Gerald Pratley was a Canadian film critic and historian who was widely recognized for helping build a durable public culture of film study in Canada. He was most known as the founder and director of the Ontario Film Institute, a film archive and reference library that later became central to the Toronto International Film Festival’s film research and preservation work. Through decades of radio broadcasting, publishing, and education, he consistently oriented audiences toward disciplined viewing, historical context, and serious appreciation of Canadian cinema. His character reflected a firm commitment to standards, balanced curiosity, and a belief that film knowledge belonged not only to specialists but also to the public.

Early Life and Education

Pratley was born in London, England, and emigrated to Canada in 1946. He later joined the Canadian Broadcasting Corporation, where his early professional identity formed around explaining cinema to general audiences with clarity and care. His formative years and early values were closely tied to the idea that film could be discussed intelligently outside academic gatekeeping. That orientation carried forward into his later work as an organizer, curator of resources, and teacher of film history.

Career

Pratley established himself as a longtime film critic and historian with a major career centered on film education and commentary. He served as a film critic for the Canadian Broadcasting Corporation and became known for translating film history into accessible public conversation. Over time, his work expanded from day-to-day criticism into institution-building and long-horizon preservation.

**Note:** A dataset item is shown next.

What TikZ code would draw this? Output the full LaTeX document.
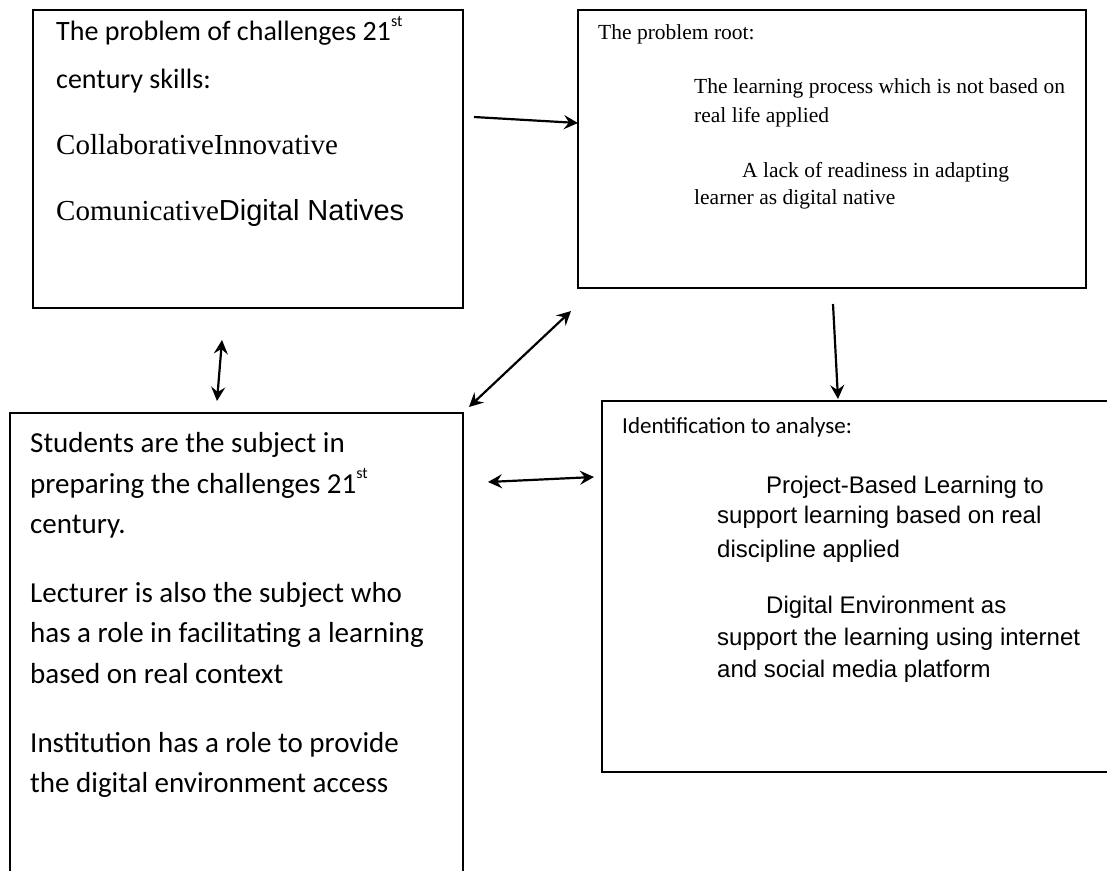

He hosted multiple cinema-focused radio programs for the CBC, including shows that ran across much of the mid-century period. Through these broadcasts, he cultivated a steady public presence and shaped how listeners understood film craft, style, and context. His approach emphasized regular, teachable framing rather than sporadic commentary. That discipline helped make film criticism feel like a continuing civic practice.

Parallel to his radio work, Pratley wrote for a range of film and industry publications. His writing appeared in venues that reached both general readers and professionals, reinforcing his dual commitment to craft literacy and historical understanding. He also produced studies centered on notable directors, reflecting an analytic method grounded in cinematic authorship. His ability to connect individual filmmakers to broader movements became a recurring feature of his reputation.

In 1968, Pratley founded the Ontario Film Institute, creating a dedicated film archive and reference library. The institute reflected his conviction that film culture required systematic preservation, not only reviews or broadcasts. Under his direction, the institute became a tool for research and film education, supporting sustained scholarship and informed programming. His focus on references, documentation, and access illustrated a builder’s mindset applied to the arts.

As the institute matured, Pratley also extended his leadership to the public cultural stage through festival work. He served as director of the Stratford Film Festival from 1969 to 1975, bringing a critic’s eye to programming and a curator’s instinct for audience engagement. In that role, he helped connect institutional resources to lived viewing experiences. His work suggested that curation could function as a form of education in its own right.

His influence continued through roles connected to national recognition and industry discourse. He served as a jury chair for the Canadian Film Awards between 1969 and 1976, supporting evaluative standards for film achievement. This period reflected his broader commitment to elevating Canadian cinema through credible public assessment. It also showed how his expertise moved between scholarship, media, and formal cultural governance.

Pratley further established himself through authorship, publishing multiple books about Canadian film and major international directors. His work included titles centered on Canadian cinema history and feature-film guidance. He also wrote studies examining the output of filmmakers such as John Frankenheimer, Otto Preminger, David Lean, and John Huston. These publications reinforced his method: close attention to films, placed within coherent historical and artistic frameworks.

When the Ontario Film Institute was acquired by the Toronto International Film Festival in 1990, Pratley’s programmatic leadership transitioned as the institution took on a new organizational structure. The institute’s reference and screening functions became part of a broader TIFF ecosystem, including the Film Reference Library and the Cinematheque. While leadership of day-to-day operations shifted, his foundational role remained embedded in the institute’s mission and continuity. This transition signaled the permanence of what he had built: a structure for ongoing film knowledge.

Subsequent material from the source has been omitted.